Keegan Kang:
This question is odd. Do you first mean Singapore as in: “Why does NUS have more PhD students from China than from the local city it is in?”, or “Why does NUS have more PhD students from China than from the country it is in?”
Expressing the question as the former is quite “duh”. Eg, Cambridge University probably has more Chinese PhD students than PhD students hailing from the city of Cambridge. Warwick University probably also has more Chinese PhD students than PhD students from Coventry (yeah, it’s weird how Warwick’s based in Coventry and not Warwick).
In fact, I’d probably say Cornell has more PhD students from NYC (or SF) than home-grown PhD students in Ithaca (the city where Cornell is). Nothing wrong with that if you’re comparing cities.
And I think it’s to be expected, right?
If you do a PhD (with the intent of broadening your horizons / learning more from different people) - do you choose to do it in the hometown you grew up in (group think! same Singaporean mindset!) or do you do it at a different place?
I mean sure - exceptions can be made if there’s faculty that’s directly doing research you are interested in. But in the majority of the cases - doing a PhD in the same town you grew up in doesn’t make sense, unless you view a PhD as nothing special - just something to get it over and done with to get hired - so just do where-ever lor - and therefore more Chinese students than Singaporeans is bad.
So - let’s assume the person asking this question means the second case, i.e. why does NUS have more PhD students from China than PhD students from Singapore.
It’s a case of numbers then? As in the population of China versus the population of Singapore. In fact, we are probably over-represented at top tier universities overseas as PhD students given our small size.
Sure - the number of Chinese students will always be greater than the number of Singaporean students. But given the relative size of China’s population and Singapore’s population? It’s expected.

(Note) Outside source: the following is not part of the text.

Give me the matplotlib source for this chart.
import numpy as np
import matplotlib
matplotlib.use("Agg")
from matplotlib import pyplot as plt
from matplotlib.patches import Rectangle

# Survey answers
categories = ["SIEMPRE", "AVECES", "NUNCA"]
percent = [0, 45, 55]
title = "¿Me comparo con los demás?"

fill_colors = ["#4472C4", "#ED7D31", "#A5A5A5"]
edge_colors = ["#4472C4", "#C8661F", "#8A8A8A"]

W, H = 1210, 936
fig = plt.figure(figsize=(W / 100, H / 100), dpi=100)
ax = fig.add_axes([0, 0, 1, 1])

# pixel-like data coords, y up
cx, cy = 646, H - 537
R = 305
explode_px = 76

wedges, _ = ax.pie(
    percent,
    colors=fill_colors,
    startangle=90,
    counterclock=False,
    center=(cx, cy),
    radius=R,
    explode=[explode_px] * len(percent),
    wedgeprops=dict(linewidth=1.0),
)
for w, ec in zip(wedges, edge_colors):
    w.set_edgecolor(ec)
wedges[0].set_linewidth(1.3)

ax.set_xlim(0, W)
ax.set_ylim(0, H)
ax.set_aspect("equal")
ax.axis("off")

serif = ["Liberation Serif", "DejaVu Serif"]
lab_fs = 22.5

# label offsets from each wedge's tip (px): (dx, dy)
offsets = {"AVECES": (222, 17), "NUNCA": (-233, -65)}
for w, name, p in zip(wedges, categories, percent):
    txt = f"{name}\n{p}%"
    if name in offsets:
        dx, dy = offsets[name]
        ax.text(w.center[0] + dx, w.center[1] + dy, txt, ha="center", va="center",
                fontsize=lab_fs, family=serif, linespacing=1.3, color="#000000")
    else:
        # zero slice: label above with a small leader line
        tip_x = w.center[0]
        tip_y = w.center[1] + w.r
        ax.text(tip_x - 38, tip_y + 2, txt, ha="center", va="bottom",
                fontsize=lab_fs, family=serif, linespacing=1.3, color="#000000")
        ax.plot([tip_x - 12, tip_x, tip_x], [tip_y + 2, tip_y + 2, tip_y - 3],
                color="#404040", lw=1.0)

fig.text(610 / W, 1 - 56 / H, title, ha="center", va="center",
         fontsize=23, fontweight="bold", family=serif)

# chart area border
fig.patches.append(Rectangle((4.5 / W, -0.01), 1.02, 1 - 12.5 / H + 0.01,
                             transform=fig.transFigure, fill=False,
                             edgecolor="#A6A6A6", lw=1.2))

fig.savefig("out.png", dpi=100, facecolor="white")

Just for fun - I looked at the NUS School of Computing graduate students.
http://www.comp.nus.edu.sg/programmes/pg/directory/
and counted 59 Chinese names out of 150 students. So that’s an estimate of about 40% Chinese students - assuming every Chinese name is someone from China.
I picked computing since that’s one of the hot areas now (with Machine Learning and all that).
Does 40% seem a lot?
So I also looked at Cornell University’s CS department - there’s about 45 Chinese names out of 164 students. It’s about 27% - a bit lower than 40% (but consider the fact that Singapore is nearer to China, and we speak the same language).

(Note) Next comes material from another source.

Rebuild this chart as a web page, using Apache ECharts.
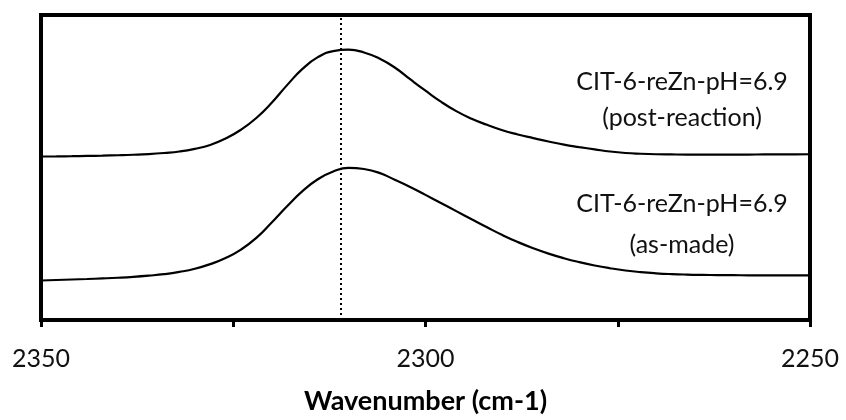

I also looked at Harvard University’s Statistics PhD programme. About 16 Chinese names out of 40 students. Also about 40% ish.

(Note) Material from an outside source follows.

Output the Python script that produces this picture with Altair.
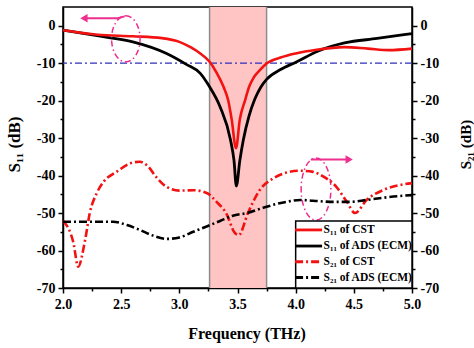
import altair as alt
import pandas as pd

# ---------------- data ----------------
F_S11_CST = [2.0, 2.3, 2.6, 2.85, 3.0, 3.1, 3.18, 3.26, 3.32, 3.38, 3.42, 3.45, 3.487,
             3.52, 3.565, 3.6, 3.64, 3.7, 3.75, 3.87, 4.0, 4.18, 4.42, 4.62, 4.8, 5.0]
DB_S11_CST = [-1.2, -2.4, -2.8, -3.3, -4.3, -5.8, -7.4, -9.6, -12.5, -16.3, -19.9, -25.0, -32.7,
              -25.0, -19.9, -16.3, -13.8, -11.6, -10.1, -8.5, -7.4, -6.4, -5.7, -6.1, -6.5, -6.1]

F_S11_ADS = [2.0, 2.32, 2.6, 2.89, 3.06, 3.18, 3.26, 3.35, 3.44, 3.47, 3.49, 3.52, 3.55,
             3.6, 3.65, 3.7, 3.75, 3.87, 4.01, 4.19, 4.42, 4.7, 5.0]
DB_S11_ADS = [-1.2, -2.8, -4.3, -7.4, -10.3, -12.7, -16.3, -21.6, -30.5, -36.0, -42.8, -36.0, -30.5,
              -24.0, -19.5, -16.4, -14.3, -11.7, -9.6, -6.8, -4.6, -3.4, -2.1]

F_S21_CST = [2.0, 2.09, 2.13, 2.19, 2.23, 2.29, 2.35, 2.46, 2.58, 2.66, 2.72, 2.81, 2.89, 3.0,
             3.12, 3.24, 3.32, 3.41, 3.47, 3.51, 3.59, 3.69, 3.81, 3.92, 4.04, 4.15, 4.24, 4.35,
             4.44, 4.51, 4.61, 4.75, 4.9, 5.0]
DB_S21_CST = [-52.1, -58.0, -64.3, -57.2, -50.0, -44.7, -41.6, -39.0, -36.7, -36.3, -37.2, -40.7,
              -43.0, -44.0, -43.9, -44.7, -47.0, -50.5, -55.0, -55.9, -50.0, -43.9, -40.7, -39.2,
              -38.7, -39.0, -40.3, -43.0, -47.0, -50.0, -46.5, -43.9, -42.5, -42.0]

F_S21_ADS = [2.0, 2.26, 2.43, 2.55, 2.66, 2.78, 2.89, 3.0, 3.12, 3.24, 3.35, 3.46, 3.58, 3.75,
             3.92, 4.04, 4.15, 4.3, 4.47, 4.61, 4.84, 5.0]
DB_S21_ADS = [-52.3, -52.3, -52.3, -53.2, -54.5, -56.1, -56.9, -56.5, -55.0, -53.5, -52.1, -50.7,
              -50.0, -48.3, -47.0, -46.5, -46.7, -47.0, -47.0, -46.5, -45.6, -45.2]

BAND = [3.26, 3.75]          # shaded frequency band (THz)
THRESHOLD = [-10]            # dB reference line

LEGEND_LABELS = ["S\u2081\u2081 of CST", "S\u2081\u2081 of ADS (ECM)",
                 "S\u2082\u2081 of CST", "S\u2082\u2081 of ADS (ECM)"]
LEGEND_ROWS_DB = [-54.5, -58.8, -63.0, -67.2]
LEGEND_BOX = {"f0": [4.0], "f1": [5.0], "d0": [-52.1], "d1": [-70.0]}

# annotation (ellipse centres and arrows) in data coordinates
ELL_F = [2.54, 4.175]
ELL_DB = [-3.5, -43.6]
ARROW1_F = [2.18, 2.47, 2.53]
ARROW1_DB = [2.0, 2.0, 2.5]
ARROW2_F = [4.13, 4.46]
ARROW2_DB = [-35.7, -35.7]

# ---------------- styling ----------------
FONT = "Liberation Serif"
RED = "#f21212"
BLACK = "#000000"
PINK = "#ee2f8f"
DASHDOT = [8, 3, 2, 3]

x_enc = alt.X(
    "f:Q",
    scale=alt.Scale(domain=[2, 5], nice=False, zero=False),
    axis=alt.Axis(
        title="Frequency (THz)",
        values=[2 + 0.25 * i for i in range(13)],
        labelExpr="abs(datum.value*2 - round(datum.value*2)) < 0.01 ? format(datum.value, '.1f') : ''",
        tickSize={"condition": {"test": "abs(datum.value*2 - round(datum.value*2)) > 0.01", "value": 3}, "value": 5},
        labelFontSize=14, titleFontSize=16, labelPadding=4,
        labelFlush=False, labelOverlap=False,
        labelFont=FONT, titleFont=FONT, labelFontWeight="bold", titleFontWeight="bold",
        titleX=183.5, titleY=45, titleBaseline="middle",
    ),
)

YSCALE = alt.Scale(domain=[-70, 5], nice=False, zero=False)


def y_axis(orient, title, title_x, title_size):
    return alt.Axis(
        orient=orient, title=title,
        values=list(range(-70, 1, 5)),
        labelExpr="datum.value % 10 === 0 ? toString(datum.value) : ''",
        tickSize={"condition": {"test": "datum.value % 10 !== 0", "value": 3}, "value": 5},
        labelFontSize=14, titleFontSize=title_size, labelPadding=3,
        labelFlush=False, labelOverlap=False,
        labelFont=FONT, titleFont=FONT, labelFontWeight="bold", titleFontWeight="bold",
        titleAngle=270, titleBaseline="middle", titleX=title_x, titleY=137,
    )


y_left = alt.Y("db:Q", scale=YSCALE, axis=y_axis("left", "S\u2081\u2081 (dB)", -49, 17))
y_right = alt.Y("db:Q", scale=YSCALE, axis=y_axis("right", "S\u2082\u2081 (dB)", 53, 15))


def df(f, d):
    return pd.DataFrame({"f": f, "db": d})


band = alt.Chart(pd.DataFrame({"f": [BAND[0]], "f2": [BAND[1]]})).mark_rect(
    color="#ffc4c4"
).encode(x=x_enc, x2="f2:Q")

band_edges = alt.Chart(pd.DataFrame({"f": BAND})).mark_rule(
    color="#8c8c8c", strokeWidth=1.5
).encode(x=x_enc)

thresh = alt.Chart(pd.DataFrame({"db": THRESHOLD})).mark_rule(
    color="#2f2fbb", strokeWidth=1.3, strokeDash=[7, 3, 2, 3]
).encode(y=y_left)


def line(f, d, color, dash, y, width=2.6):
    kw = dict(color=color, strokeWidth=width, interpolate="monotone")
    if dash:
        kw["strokeDash"] = dash
    return alt.Chart(df(f, d)).mark_line(**kw).encode(x=x_enc, y=y, order="f:Q")


s11_ads = line(F_S11_ADS, DB_S11_ADS, BLACK, None, y_left, 2.8)
s11_cst = line(F_S11_CST, DB_S11_CST, RED, None, y_left)

ell1 = alt.Chart(df([ELL_F[0]], [ELL_DB[0]])).mark_point(
    shape="M 0 -1 A 0.62 1 0 1 1 0 1 A 0.62 1 0 1 1 0 -1 Z",
    size=2116, filled=False, color=PINK, strokeWidth=1.5, strokeDash=[6, 3, 1.5, 3], opacity=1
).encode(x=x_enc, y=y_left)
ell2 = alt.Chart(df([ELL_F[1]], [ELL_DB[1]])).mark_point(
    shape="M 0 -1 A 0.48 1 0 1 1 0 1 A 0.48 1 0 1 1 0 -1 Z",
    size=3844, filled=False, color=PINK, strokeWidth=1.5, strokeDash=[6, 3, 1.5, 3], opacity=1
).encode(x=x_enc, y=y_left)

arr1 = alt.Chart(df(ARROW1_F, ARROW1_DB)).mark_line(color=PINK, strokeWidth=1.8).encode(
    x=x_enc, y=y_left, order="f:Q")
arr1_head = alt.Chart(df([ARROW1_F[0]], [ARROW1_DB[0]])).mark_point(
    shape="triangle-left", size=70, filled=True, color=PINK, opacity=1).encode(x=x_enc, y=y_left)
arr2 = alt.Chart(df(ARROW2_F, ARROW2_DB)).mark_line(color=PINK, strokeWidth=1.8).encode(
    x=x_enc, y=y_left, order="f:Q")
arr2_head = alt.Chart(df([ARROW2_F[-1]], [ARROW2_DB[-1]])).mark_point(
    shape="triangle-right", size=70, filled=True, color=PINK, opacity=1).encode(x=x_enc, y=y_left)

left = alt.layer(band, band_edges, thresh, s11_ads, s11_cst, ell1, ell2, arr1, arr1_head, arr2, arr2_head)

s21_cst = line(F_S21_CST, DB_S21_CST, RED, DASHDOT, y_right)
s21_ads = line(F_S21_ADS, DB_S21_ADS, BLACK, DASHDOT, y_right)

legend_box = alt.Chart(pd.DataFrame(LEGEND_BOX).rename(columns={"f0": "f", "d0": "db"})).mark_rect(
    fill="white", stroke="black", strokeWidth=1.5
).encode(x=x_enc, x2="f1:Q", y=y_right, y2="d1:Q")

leg_colors = [RED, BLACK, RED, BLACK]
leg_dashes = [None, None, DASHDOT, DASHDOT]
leg_layers = []
for i in range(4):
    kw = dict(color=leg_colors[i], strokeWidth=2.8)
    if leg_dashes[i]:
        kw["strokeDash"] = leg_dashes[i]
    leg_layers.append(
        alt.Chart(pd.DataFrame({"f": [3.995], "f2": [4.227], "db": [LEGEND_ROWS_DB[i]]}))
        .mark_rule(**kw).encode(x=x_enc, x2="f2:Q", y=y_right)
    )
leg_text = alt.Chart(pd.DataFrame({"f": [4.24] * 4, "db": LEGEND_ROWS_DB, "t": LEGEND_LABELS})).mark_text(
    align="left", baseline="middle", font=FONT, fontWeight="bold", fontSize=11.5, color="black"
).encode(x=x_enc, y=y_right, text="t:N")

right = alt.layer(s21_cst, s21_ads, legend_box, *leg_layers, leg_text)

chart = (
    alt.layer(left, right)
    .resolve_scale(y="independent")
    .properties(width=349, height=281,
                background="white",
                autosize=alt.AutoSizeParams(type="none"),
                padding={"left": 63, "top": 7, "right": 62, "bottom": 60})
    .configure_view(stroke="black", strokeWidth=1.5)
    .configure_axis(labelColor="black", titleColor="black", domainColor="black", tickColor="black",
                    domainWidth=1.5, tickWidth=1.5, grid=False)
)

chart.save("out.html", embed_options={"renderer": "svg", "actions": False})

For Cornell University’s Statistics PhD programme, about 20 Chinese names out of 34 students. About 58%. (I also happen to know who admits these students per year - and the faculty that do so are not Chinese ; so no bias in “selection because same country” there).
Now, I heartily admit I am cherry picking - but I’m picking top tier Universities (maybe comparable to NUS? Or not?) and Departments where the graduates ought to earn high paying jobs (because machine learning! because data science!) - and hence popular with students all over the world.
So if the person asking the question means “Why does NUS have more PhD students from China than from the country it is in?” ; then the answer is: “cause of relative sizes of population - in fact Singaporeans are over-represented compared to the Chinese”. Think about that.
Just to conclude - why don’t we rephrase the original question. Pick a top tier University in the world. Let’s say Harvard.
Then we ask: “Why does Harvard have more PhD students from China than from local Boston?” I guarantee - this question will be met with much more derision.